Snowflake Tips
Snowflake is a powerful tool, which makes creating data models very easy and convenient – with the speed of distributed computing on the cloud. A common mistake engineers do is using the tool as they ‘think’ it should work instead of how the tool was ‘intended to be used.
Role based access control
Snowflake makes managing user access easy and slick – an individual if assigned multiple roles can switch between them fairly easily. Also resources created with one role cannot be accessed by another – unless it’s a higher role which through RBAC inheritance can access those resources.
Pre-defined roles
TIP – It helps to remember the five pre-defined RBAC roles and how they are related.
Using the right role
While creating data assets or components to be used within those assets, you will be able to access them only if working with that role – or a higher role with custodian oversight.
TIP – Ensure while creating or using data assets you are working with the right role
Ingesting files
During initial exploration of your data asset, you most probably will have to ingest semi-structured data to do some data profiling or analysis. While the wizard for loading data in tables is quite easy, I prefer to use code wherever possible.
Creating File Format
-- Create file format to ingest semi-structured data
-- Remember to execute using the right user role!

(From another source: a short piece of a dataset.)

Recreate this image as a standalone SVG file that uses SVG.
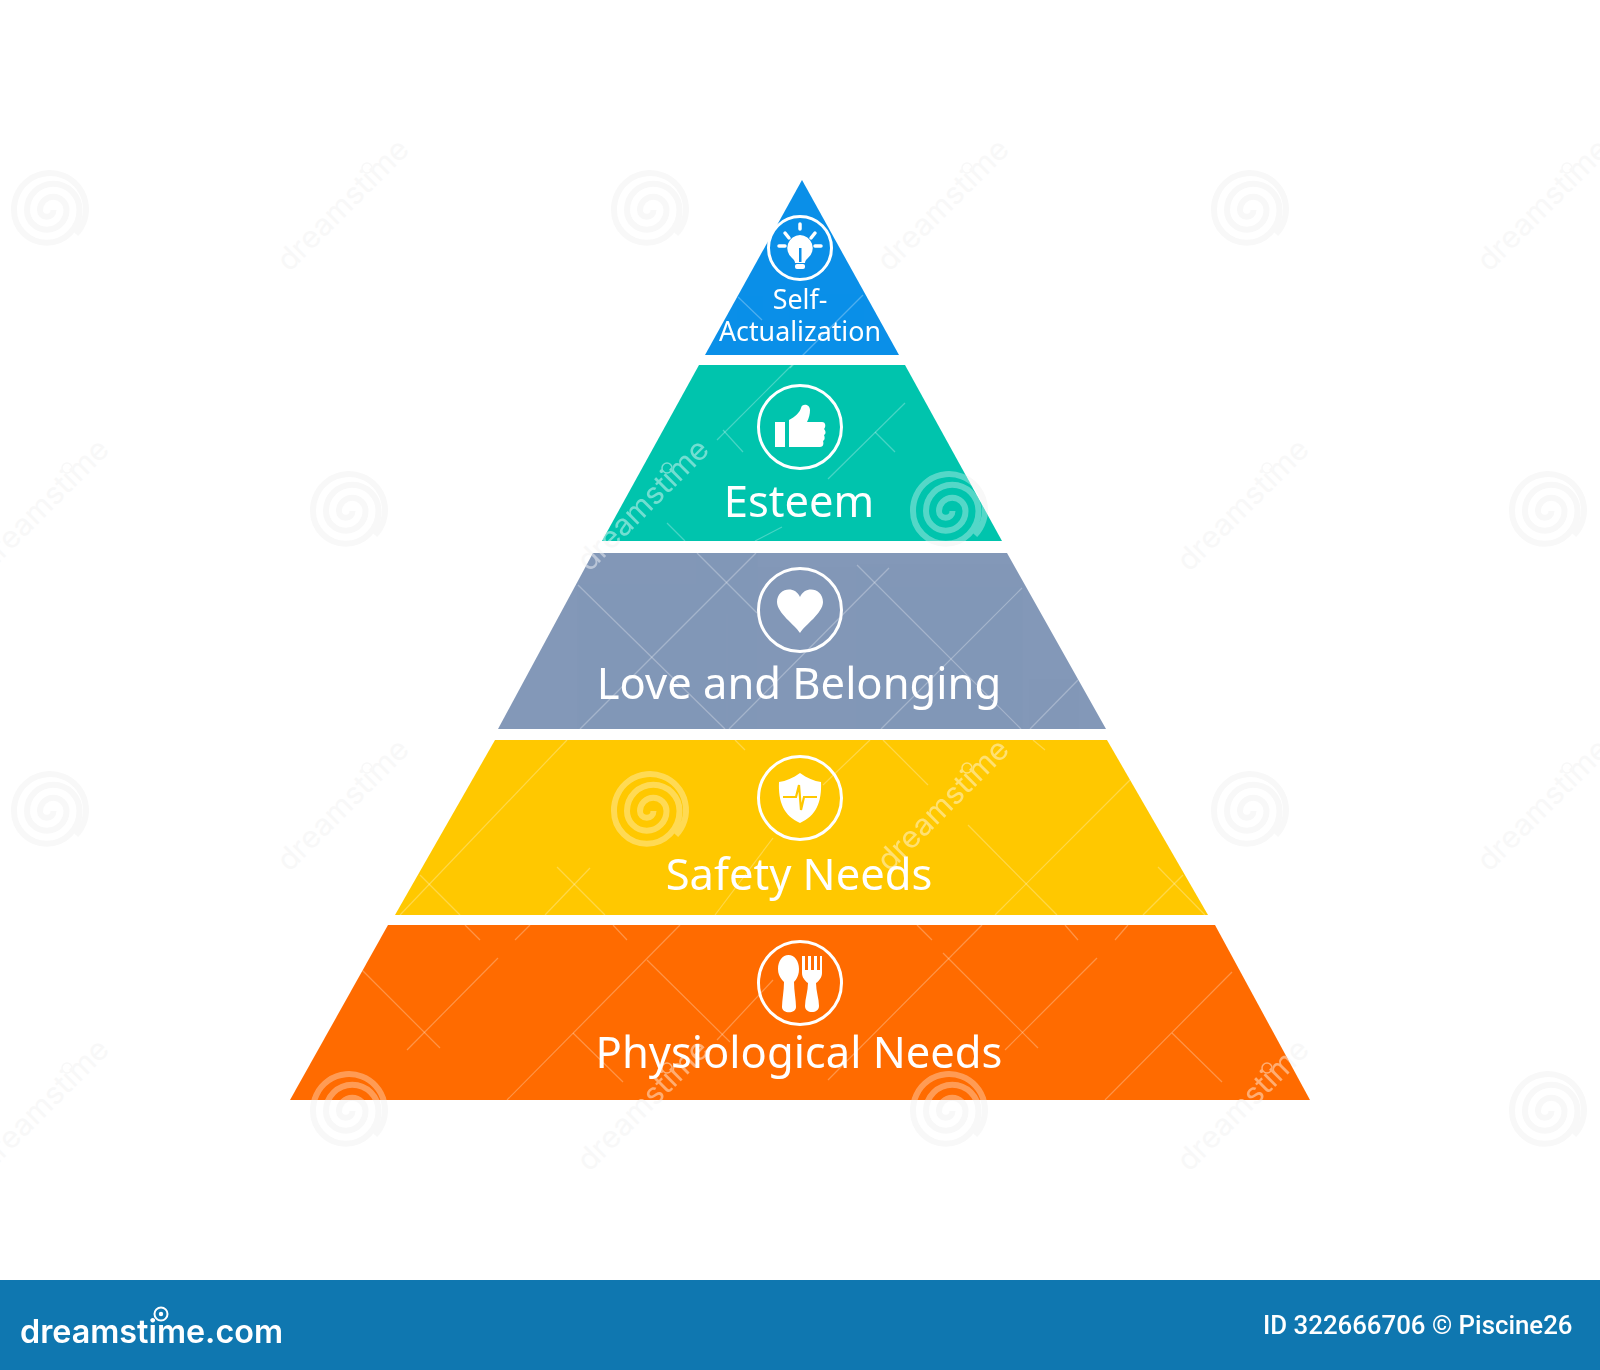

CREATE FILE FORMAT dbNAme.schemaName.tableName
TYPE = 'JSON'
COMPRESSION = 'AUTO'
ENABLE_OCTAL = FALSE
ALLOW_DUPLICATE = FALSE
STRIP_OUTER_ARRAY = TRUE
STRIP_NULL_VALUES = FALSE
IGNORE_UTF8_ERRORS = FALSE;
Working with JSON files
It’s often a good practice to ingest raw data as it is, and then cleanse and curate in subsequent steps of your pipeline. But looking at raw data in one column can be tricky – a neat way to visualize it:
SELECT
column_name:"key_name":: AS col_name_to_display,
col_1:"key_1"::STRING AS first_column,
col_1:"key_2"::STRING AS second_column
FROM table_name;
To flatten semi-structured data is quite easy as well, helps in visualizing what the data may look like before going ahead and creating all those tables.
SELECT
value:key_1::VARCHAR AS First_Column,
value:key_2::VARCHAR AS Second_Column
FROM table_name,
LATERAL FLATTEN(input => column_name:root_key);
You might want to cast a value from some key/value pairs as well and display them nicely in the results:
SELECT
column_name:key_name:nested_key_name AS col_display,
column_name:key_name AS col_display,
value:nested_key_name::VARCHAR AS HASHTAG_TEXT --casting to varchar
FROM table_name,
LATERAL FLATTEN
(input => column_name:key_name:nested_key_name);
After all this is done – you’d want to create a view from this for users to be able to read raw data
create or replace view database_name.schema_name.table_name as(
SELECT
column_name:key_name:nested_key_name AS col_display,
column_name:key_name AS col_display,
value:nested_key_name::VARCHAR AS HASHTAG_TEXT --casting to varchar
FROM table_name,
LATERAL FLATTEN
(input => column_name:key_name:nested_key_name);
);